Subsequently, since the city’s incorporation, it has also been periodically reminded of this. Unfortunately, it appears that the only action the city has chosen to take is to covet Bluffs Park rather than find its own facility. At election time people running for City Council have also found it convenient to criticize the state rather than do the more difficult work of finding local fields.

Last year the city finally said it would look for its own facility and the state agreed to certain temporary improvements at the park. Then in January the city abruptly changed course and returned to the old scenario of trying to acquire land that the state does not wish to transfer. This is the moment that changed a long standing cooperative effort, and the city, not the state precipitated it.

State Parks has been consistent, open and honest in dealing with the city and community in stating our position on temporary use of the area. Last year we took the initiative in approaching the school district to look for alternative sites. This is something the city should have done a long time ago. Now they are actually going to talk to some landowners about the possibility of acquiring land for local recreational use.
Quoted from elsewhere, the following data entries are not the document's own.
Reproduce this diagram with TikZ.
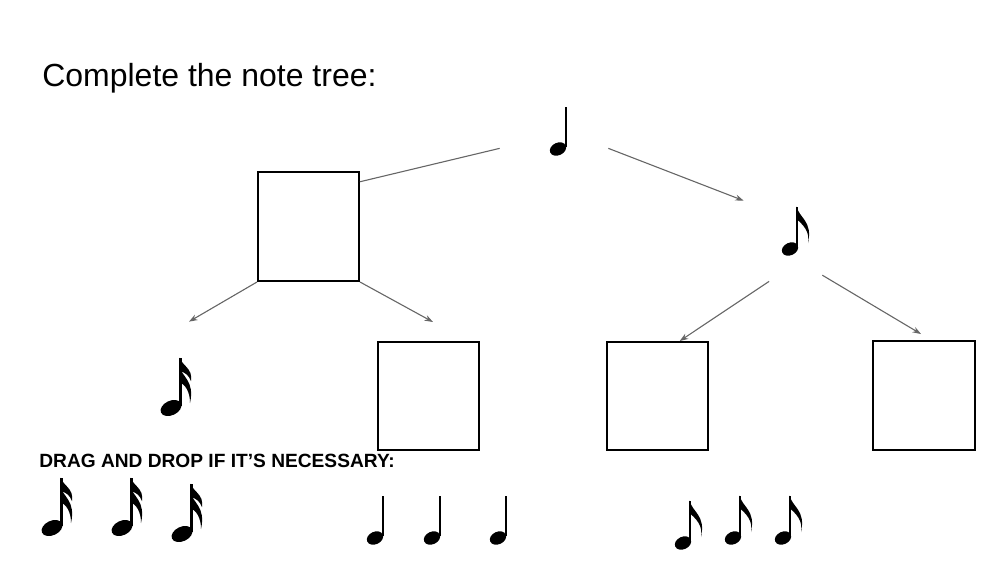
\documentclass[tikz,border=0pt]{standalone}
\usepackage{fontspec}
\setmainfont{Liberation Sans}
\usepackage{tikz}
\usetikzlibrary{arrows.meta,calc,positioning}

\tikzset{
	quarter/.pic = {
		\fill [rotate=25] (0,0) ellipse [x radius=0.17cm, y radius=0.125cm];
		\draw [line width=0.04cm] (7.8,-2) -- (7.8,-42);
	},
	eighth/.pic = {
		\fill [rotate=25] (0,0) ellipse [x radius=0.17cm, y radius=0.125cm];
		\draw [line width=0.04cm] (7.3,-2) -- (7.3,-42);
		\fill (6.6,-42.5) .. controls (9,-31) and (23,-28) .. (18,-6)
			.. controls (20,-18) and (13,-24) .. (6.6,-30) -- cycle;
	},
	sixteenth/.pic = {
		\fill [rotate=25] (0,0) ellipse [x radius=0.22cm, y radius=0.145cm];
		\draw [line width=0.065cm] (9.5,-2) -- (9.5,-50);
		\fill (8.8,-50.5) .. controls (11,-42) and (22,-40) .. (20,-27)
			.. controls (18,-33) and (13,-36) .. (8.8,-37) -- cycle;
		\fill (8.8,-41) .. controls (11,-31) and (24,-27) .. (19,-5)
			.. controls (19,-17) and (14,-23) .. (8.8,-26) -- cycle;
	}
}

\begin{document}
\begin{tikzpicture}
[
	              x = 0.02cm,
	              y = -0.02cm,
	             >= {Stealth[length=0.17cm, width=0.12cm]},
	    link/.style = { draw=black!60, line width=0.022cm },
	  answer/.style = { draw=black, line width=0.04cm, inner sep=0pt,
	                    minimum width=2.02cm, minimum height=2.16cm },
	  holder/.style = { inner sep=0pt }
]
	\useasboundingbox (0,0) rectangle (1000,562);

	% texts
	\node (title) at (42,86) [anchor=base west, inner sep=0pt]
		{\fontsize{18.2}{22}\selectfont Complete the note tree:};
	\node (drag) at (39,467) [anchor=base west, inner sep=0pt]
		{\fontsize{10.9}{13}\selectfont\bfseries DRAG AND DROP IF IT’S NECESSARY:};

	% nodes
	\node (top)       at (554,128)     [holder, minimum width=2.16cm, minimum height=0.8cm] {};
	\node (eighth)    at (783,241)     [holder, minimum width=1.56cm, minimum height=1.6cm] {};
	\node (sixteenth) at (189,372)     [holder, minimum width=1.4cm, minimum height=2cm]   {};
	\node (lbox)      at (308.5,226.5) [answer, minimum height=2.18cm] {};
	\node (box2)      at (428.5,396)   [answer] {};
	\node (box3)      at (657.5,396)   [answer] {};
	\node (box4)      at (924,395.5)   [answer, minimum width=2.04cm, minimum height=2.18cm] {};
	\coordinate (drop2) at (433,322);
	\coordinate (drop4) at (921,334);

	% notes in the tree
	\pic at (558,149) {quarter};
	\pic at (790,249) {eighth};
	\pic at (171,408) {sixteenth};

	% notes to drag
	\pic at (52,528)  {sixteenth};
	\pic at (122,528) {sixteenth};
	\pic at (182,534) {sixteenth};
	\pic at (375,538) {quarter};
	\pic at (432,538) {quarter};
	\pic at (498,538) {quarter};
	\pic at (683,543) {eighth};
	\pic at (733,538) {eighth};
	\pic at (783,538) {eighth};

	% edges
	\draw [link]     (top.south west) -- (lbox.41);
	\draw [link, ->] (top.south east) -- (eighth.north west);
	\draw [link, ->] (lbox.south west) -- (sixteenth.north);
	\draw [link, ->] (lbox.south east) -- (drop2);
	\draw [link, ->] (eighth.-109) -- (box3.68);
	\draw [link, ->] (eighth.-41) -- (drop4);
\end{tikzpicture}
\end{document}
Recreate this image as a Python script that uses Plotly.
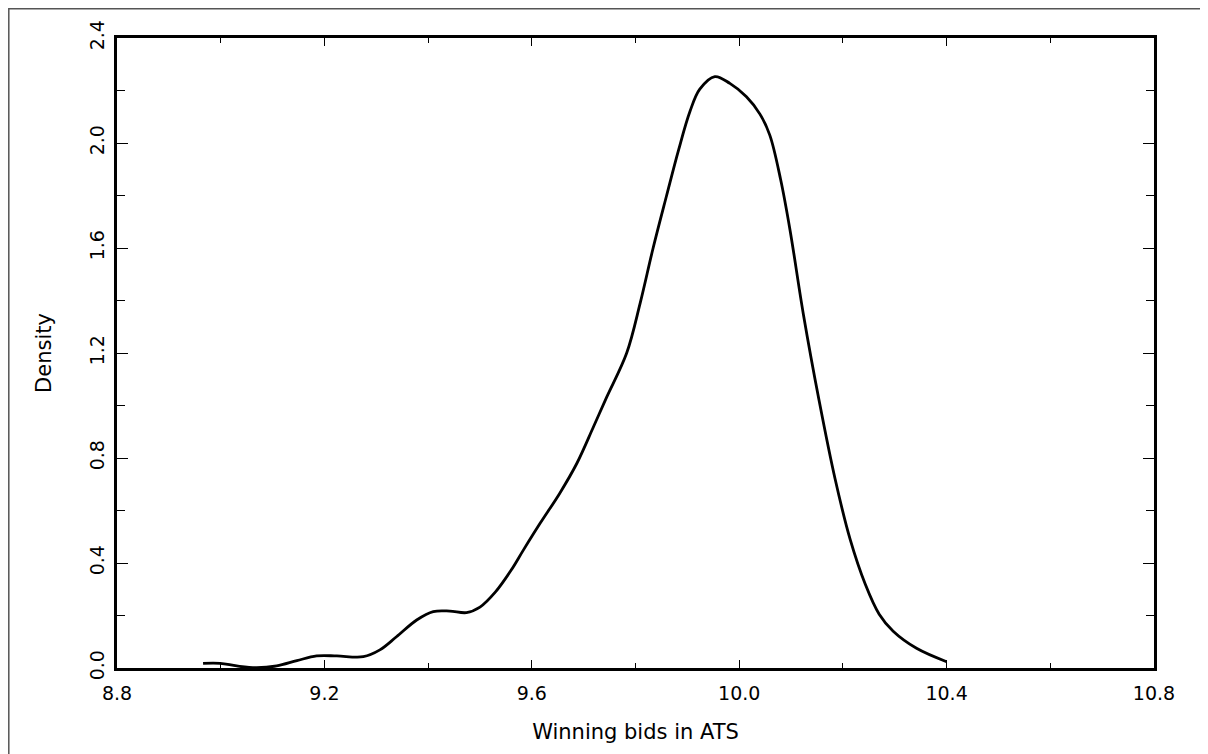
import plotly.graph_objects as go

bid = [8.966, 8.999, 9.031, 9.069, 9.108, 9.147, 9.185, 9.224, 9.275, 9.307,
       9.339, 9.378, 9.410, 9.442, 9.474, 9.500, 9.530, 9.560, 9.584, 9.616,
       9.654, 9.687, 9.719, 9.744, 9.783, 9.809, 9.834, 9.860, 9.883, 9.905,
       9.924, 9.953, 9.982, 10.014, 10.040, 10.059, 10.080, 10.098, 10.124,
       10.154, 10.185, 10.214, 10.243, 10.270, 10.297, 10.342, 10.400]
density = [0.018, 0.018, 0.008, 0.001, 0.008, 0.028, 0.046, 0.046, 0.043, 0.069,
           0.119, 0.183, 0.215, 0.217, 0.211, 0.232, 0.290, 0.372, 0.450, 0.551,
           0.666, 0.780, 0.919, 1.030, 1.200, 1.390, 1.600, 1.800, 1.973, 2.120,
           2.205, 2.253, 2.227, 2.176, 2.110, 2.030, 1.860, 1.669, 1.345,
           1.020, 0.720, 0.490, 0.320, 0.205, 0.140, 0.075, 0.024]

x_ticks = [8.8, 9.2, 9.6, 10.0, 10.4, 10.8]
y_ticks = [0.0, 0.4, 0.8, 1.2, 1.6, 2.0, 2.4]

FONT = "DejaVu Sans"

fig = go.Figure()
fig.add_trace(go.Scatter(x=bid, y=density, mode="lines",
                         line=dict(color="black", width=2.8, shape="spline", smoothing=1.0),
                         showlegend=False, hoverinfo="skip"))

axis_common = dict(showline=True, linecolor="black", linewidth=2.5, mirror="ticks",
                   ticks="inside", tickcolor="black", tickwidth=1, showgrid=False,
                   zeroline=False, tickfont=dict(family=FONT, size=19, color="black"))

fig.update_xaxes(range=[8.8, 10.8], tickvals=x_ticks,
                 ticktext=[f"{v:.1f}" for v in x_ticks], ticklen=8, ticklabelstandoff=6,
                 minor=dict(dtick=0.2, tick0=8.8, ticks="inside", ticklen=5,
                            tickcolor="black", tickwidth=1, showgrid=False),
                 title=dict(text="Winning bids in ATS", font=dict(family=FONT, size=21, color="black"),
                            standoff=22),
                 **axis_common)
fig.update_yaxes(range=[0, 2.4], tickvals=y_ticks,
                 ticktext=[f"{v:.1f}" for v in y_ticks], ticklen=11, tickangle=-90,
                 ticklabelstandoff=3,
                 minor=dict(dtick=0.2, tick0=0, ticks="inside", ticklen=8,
                            tickcolor="black", tickwidth=1, showgrid=False),
                 title=dict(text="Density", font=dict(family=FONT, size=21, color="black"),
                            standoff=29),
                 **axis_common)

fig.add_shape(type="rect", xref="paper", yref="paper",
              x0=(8.8 - 117) / 1037, x1=(1240 - 117) / 1037,
              y0=(668 - 790) / 630, y1=(668 - 8.8) / 630,
              line=dict(color="#555555", width=1.5), layer="below")

fig.update_layout(width=1208, height=754, plot_bgcolor="white", paper_bgcolor="white",
                  margin=dict(l=109, r=62, t=30, b=94),
                  font=dict(family=FONT, color="black"))

fig.write_html("out.html")
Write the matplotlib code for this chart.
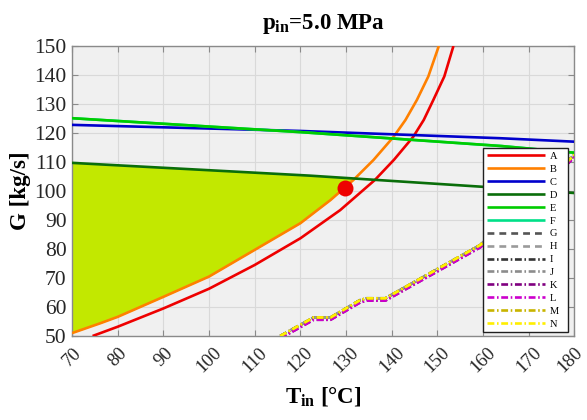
import matplotlib
matplotlib.use("Agg")
import matplotlib.pyplot as plt
import matplotlib.transforms as mtransforms
import numpy as np

plt.rcParams["font.family"] = ["Liberation Serif", "DejaVu Serif"]
plt.rcParams["mathtext.fontset"] = "custom"
plt.rcParams["mathtext.rm"] = "Liberation Serif"
plt.rcParams["mathtext.bf"] = "Liberation Serif:bold"
plt.rcParams["mathtext.default"] = "bf"

# ---- curve data: inlet temperature T_in [°C] vs mass flow G [kg/s] ----
T_A = [74.5, 80, 90, 100, 110, 120, 128.7, 136.3, 140.5, 144.7, 147.0, 149.1, 151.5, 153.5]
G_A = [50.0, 53.2, 59.5, 66.3, 74.5, 83.7, 93.4, 103.8, 110.8, 118.7, 124.5, 131.4, 139.5, 150.0]

T_B = [70, 76.2, 80, 90, 100, 110, 120, 126.6, 131.6, 136, 140.4, 143, 145.5, 148, 150.3]
G_B = [51.0, 54.4, 56.6, 63.5, 70.5, 79.7, 88.9, 96.9, 103.8, 110.7, 118.7, 124.5, 131.4, 139.5, 150.0]

T_C = [70, 120, 163.7, 180]
G_C = [122.8, 120.7, 118.2, 117.0]

T_D = [70, 122, 159.4, 180]
G_D = [109.7, 105.3, 101.5, 99.3]

T_E = [70, 120, 164, 180]
G_E = [125.1, 120.3, 115.5, 113.2]

T_F = T_E
G_F = G_E

T_stair = [115.6, 122.9, 126.6, 133.1, 134.5, 138.6, 159.4, 180]
G_stair = [50.0, 56.4, 56.4, 62.4, 63.0, 63.0, 81.4, 112.5]
G_stair_low = [49.2, 55.6, 55.6, 61.6, 62.2, 62.2, 80.6, 111.7]

# operating point
T_op = [129.7]
G_op = [101.0]

labels = list("ABCDEFGHIJKLMN")
x_ticks = [70, 80, 90, 100, 110, 120, 130, 140, 150, 160, 170, 180]
y_ticks = [50, 60, 70, 80, 90, 100, 110, 120, 130, 140, 150]

fig = plt.figure(figsize=(5.87, 4.2), dpi=100)
ax = fig.add_axes([0.1227, 0.2, 0.8560, 0.6905])
ax.set_facecolor("#f0f0f0")

# feasible region between curve B (below) and curve D (above)
tt = np.linspace(70, 180, 2201)
gb = np.interp(tt, T_B, G_B, right=1e3)
gd = np.interp(tt, T_D, G_D)
ax.fill_between(tt, gb, gd, where=gb <= gd, interpolate=True,
                color="#c2e800", lw=0, zorder=1)

lw = 1.9
dash = (0, (2.6, 1.9))
dashdot = (0, (2.6, 1.0, 0.6, 1.0))

series = {
    "A": (T_A, G_A, "#ee0000", "-"),
    "B": (T_B, G_B, "#ff8000", "-"),
    "C": (T_C, G_C, "#0000cc", "-"),
    "D": (T_D, G_D, "#0a6e0a", "-"),
    "E": (T_E, G_E, "#00cc00", "-"),
    "F": (T_F, G_F, "#00e088", "-"),
    "G": (T_stair, G_stair, "#555555", dash),
    "H": (T_stair, G_stair, "#9a9a9a", dash),
    "I": (T_stair, G_stair, "#333333", dashdot),
    "J": (T_stair, G_stair, "#8c8c8c", dashdot),
    "K": (T_stair, G_stair_low, "#800080", dashdot),
    "L": (T_stair, G_stair_low, "#cc00cc", dashdot),
    "M": (T_stair, G_stair, "#c8b400", dashdot),
    "N": (T_stair, G_stair, "#ffee00", dashdot),
}
# F sits beneath E, so it is drawn first
draw_order = ["A", "B", "C", "D", "F", "E", "G", "H", "I", "J", "K", "L", "M", "N"]
handles = {}
for k, lab in enumerate(draw_order):
    t, g, c, ls = series[lab]
    h, = ax.plot(t, g, color=c, ls=ls, lw=lw, zorder=3 + k * 0.01,
                 solid_capstyle="butt", dash_capstyle="butt")
    handles[lab] = h

ax.plot(T_op, G_op, "o", color="#ee0000", markersize=11.5,
        markeredgewidth=0, zorder=5)

ax.set_xlim(70, 180)
ax.set_ylim(50, 150)
ax.set_xticks(x_ticks)
ax.set_yticks(y_ticks)
ax.grid(True, color="#d9d9d9", lw=0.8, zorder=0)
ax.set_axisbelow(True)
for s in ax.spines.values():
    s.set_color("#8a8a8a")
    s.set_linewidth(1.0)
ax.tick_params(direction="in", top=True, right=True, length=4, width=0.8,
               color="#8a8a8a", labelcolor="#262626")
ax.tick_params(axis="x", pad=6, labelsize=13.5)
ax.tick_params(axis="y", pad=4, labelsize=15.5)
xlabels = ax.get_xticklabels()
plt.setp(xlabels, rotation=45, ha="center", va="top")
# nudge the last label so it stays inside the figure
shift = mtransforms.ScaledTranslation(-4 / 100, 0, fig.dpi_scale_trans)
xlabels[-1].set_transform(xlabels[-1].get_transform() + shift)

ax.set_xlabel(r"$T_{in}$ [°C]", fontsize=16.5, fontweight="bold", labelpad=6)
ax.set_ylabel("G [kg/s]", fontsize=16.5, fontweight="bold", labelpad=2)
ax.set_title(r"$p_{in}$=5.0 MPa", fontsize=16.5, fontweight="bold", pad=12)

leg = ax.legend([handles[l] for l in labels], [l + "  " for l in labels],
                loc="lower right", bbox_to_anchor=(0.988, 0.0128),
                fontsize=7.5, handlelength=5.6, handletextpad=0.5,
                labelspacing=0.345, borderpad=0.35, borderaxespad=0,
                fancybox=False, framealpha=1, edgecolor="#202020")
leg.get_frame().set_linewidth(1.0)
leg.set_zorder(10)

fig.savefig("out.png", dpi=100)
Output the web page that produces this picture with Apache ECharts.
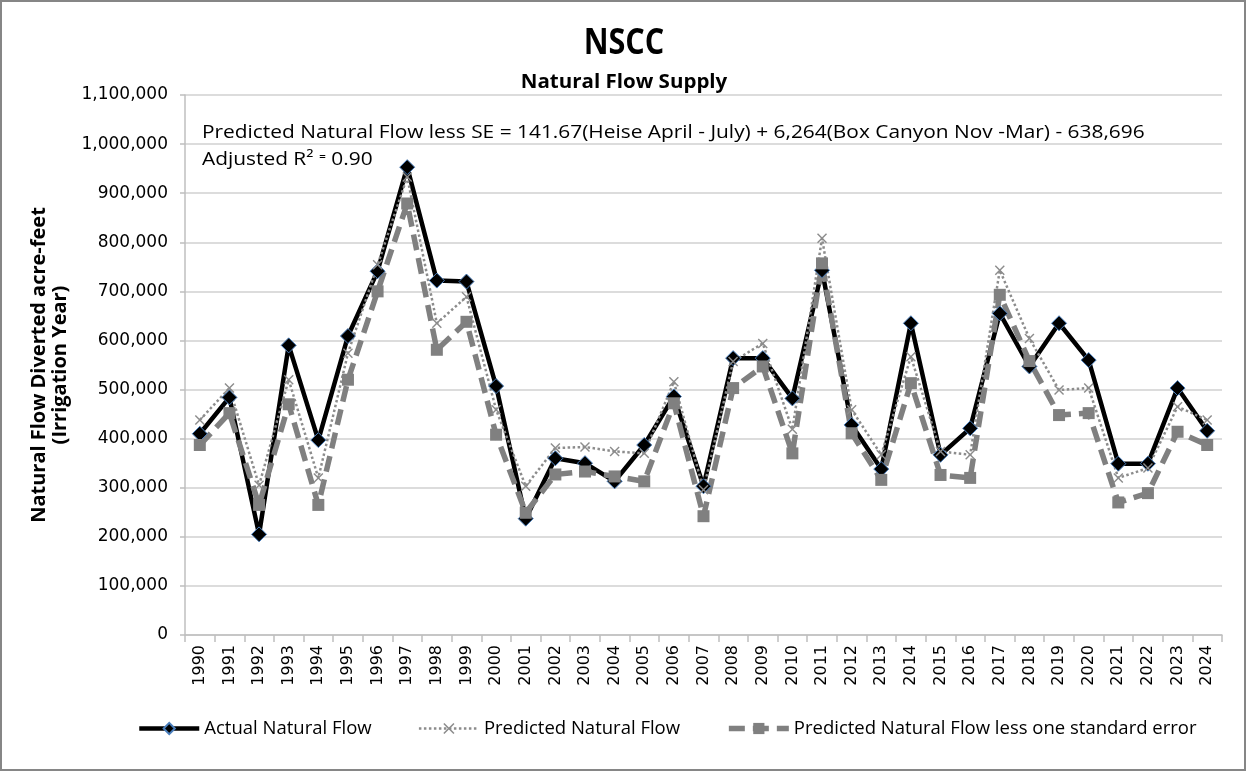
<!DOCTYPE html>
<html><head><meta charset="utf-8">
<script src="https://cdn.jsdelivr.net/npm/echarts@6/dist/echarts.min.js"></script>
<style>html,body{margin:0;padding:0;background:#fff}#c{width:1247px;height:772px}</style>
</head><body><div id="c"></div>
<script>
const years = ['1990','1991','1992','1993','1994','1995','1996','1997','1998','1999',
  '2000','2001','2002','2003','2004','2005','2006','2007','2008','2009',
  '2010','2011','2012','2013','2014','2015','2016','2017','2018','2019',
  '2020','2021','2022','2023','2024'];
const actualFlow = [410000,484000,205000,590000,397000,609000,741000,953000,722000,720000,
  507000,237000,360000,350000,313000,387000,486000,303000,564000,564000,
  482000,743000,428000,338000,635000,367000,421000,655000,547000,635000,
  560000,349000,349000,503000,416000];
const predictedFlow = [438000,503000,305000,520000,320000,574000,754000,933000,635000,689000,
  459000,303000,381000,383000,374000,370000,516000,296000,557000,594000,
  419000,808000,459000,367000,567000,374000,367000,743000,604000,499000,
  503000,320000,340000,465000,438000];
const predictedLessSE = [387000,452000,265000,470000,265000,520000,700000,879000,581000,638000,
  408000,249000,327000,333000,323000,313000,472000,242000,503000,547000,
  370000,757000,411000,316000,513000,326000,320000,693000,558000,448000,
  452000,270000,289000,414000,387000];
const seriesNames = ['Actual Natural Flow','Predicted Natural Flow','Predicted Natural Flow less one standard error'];
const titleText = 'NSCC';
const subtitleText = 'Natural Flow Supply';
const yAxisName = 'Natural Flow Diverted acre-feet\n(Irrigation Year)';
const equationText = 'Predicted Natural Flow less SE = 141.67(Heise April - July) + 6,264(Box Canyon Nov -Mar) - 638,696';
const r2Text = 'Adjusted R\u00b2 \u207c 0.90';

const bodyFont = "'Open Sans', 'DejaVu Sans', sans-serif";
const xMark = 'path://M0,1 L1,0 L5,4 L9,0 L10,1 L6,5 L10,9 L9,10 L5,6 L1,10 L0,9 L4,5 Z';

const chart = echarts.init(document.getElementById('c'), null, {renderer: 'canvas'});
chart.setOption({
  animation: false,
  backgroundColor: '#fff',
  graphic: [
    {type: 'rect', shape: {x: 1, y: 1, width: 1244, height: 769}, style: {fill: 'none', stroke: '#868686', lineWidth: 2}, silent: true},
    {type: 'text', x: 624, y: 44, scaleX: 0.85, style: {text: titleText, font: "bold 36px 'Open Sans', sans-serif", fill: '#000', align: 'center', verticalAlign: 'middle'}},
    {type: 'text', x: 624, y: 83, scaleX: 1.08, style: {text: subtitleText, font: "bold 19px 'Open Sans', sans-serif", fill: '#000', align: 'center', verticalAlign: 'middle'}},
    {type: 'text', x: 202, y: 133, scaleX: 1.16, style: {text: equationText, font: "18px 'Open Sans', sans-serif", fill: '#000', align: 'left', verticalAlign: 'middle'}},
    {type: 'text', x: 202, y: 160, scaleX: 1.16, style: {text: r2Text, font: "18px 'Open Sans', sans-serif", fill: '#000', align: 'left', verticalAlign: 'middle'}}
  ],
  legend: {
    bottom: 29,
    left: 132,
    itemWidth: 60,
    itemHeight: 14,
    itemGap: 46,
    lineStyle: {width: 'inherit'},
    textStyle: {fontFamily: bodyFont, fontSize: 18.5, color: '#000'},
    data: seriesNames
  },
  grid: {left: 185, right: 25, top: 95, bottom: 137, containLabel: false},
  xAxis: {
    type: 'category',
    data: years,
    boundaryGap: true,
    axisLine: {lineStyle: {color: '#bfbfbf', width: 1.5}},
    axisTick: {show: true, length: 7, alignWithLabel: false, lineStyle: {color: '#bfbfbf', width: 1.5}},
    axisLabel: {rotate: 90, margin: 10, fontFamily: "'DejaVu Sans', sans-serif", fontSize: 16, color: '#000', interval: 0}
  },
  yAxis: {
    type: 'value',
    min: 0, max: 1100000, interval: 100000,
    name: yAxisName,
    nameLocation: 'middle',
    nameGap: 108,
    nameTextStyle: {fontFamily: bodyFont, fontSize: 20, fontWeight: 'bold', color: '#000', lineHeight: 21},
    axisLine: {show: true, lineStyle: {color: '#bfbfbf', width: 1.5}},
    axisTick: {show: true, length: 5, inside: false, lineStyle: {color: '#bfbfbf', width: 1.5}},
    axisLabel: {margin: 17, fontFamily: "'DejaVu Sans', sans-serif", fontSize: 17, color: '#000',
      formatter: v => v.toLocaleString('en-US')},
    splitLine: {lineStyle: {color: '#d0d0d0', width: 1.5}}
  },
  series: [
    {
      name: seriesNames[0], type: 'line', data: actualFlow,
      symbol: 'diamond', symbolSize: 15, showAllSymbol: true,
      lineStyle: {color: '#000', width: 4.5},
      itemStyle: {color: '#000', borderColor: '#4a7ebb', borderWidth: 1}
    },
    {
      name: seriesNames[1], type: 'line', data: predictedFlow,
      symbol: xMark, symbolSize: 10, showAllSymbol: true,
      lineStyle: {color: '#8c8c8c', width: 2.5, type: 'dotted'},
      itemStyle: {color: '#8c8c8c'}
    },
    {
      name: seriesNames[2], type: 'line', data: predictedLessSE,
      symbol: 'rect', symbolSize: 12, showAllSymbol: true,
      lineStyle: {color: '#808080', width: 5.5, type: [16, 8]},
      itemStyle: {color: '#808080'}
    }
  ]
});
</script>
</body></html>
What’s the best Mr. York can make of this? In his editorial discussing the temporary ball fields, he says, “We’d like to hear from anyone else who remembers this old battle.” So, while people involved in PARCS and the council search for solutions, the leadership we get from the Times is to dredge up the past. I suppose that will make good ink for a couple of weeks and let people vent. It is a lot easier than addressing the true issue that Malibu must face, and that is that the city must find recreational facilities of its own.

Russ Guiney,

Angeles District superintendent,

California State Parks

Whose agenda is it, anyway?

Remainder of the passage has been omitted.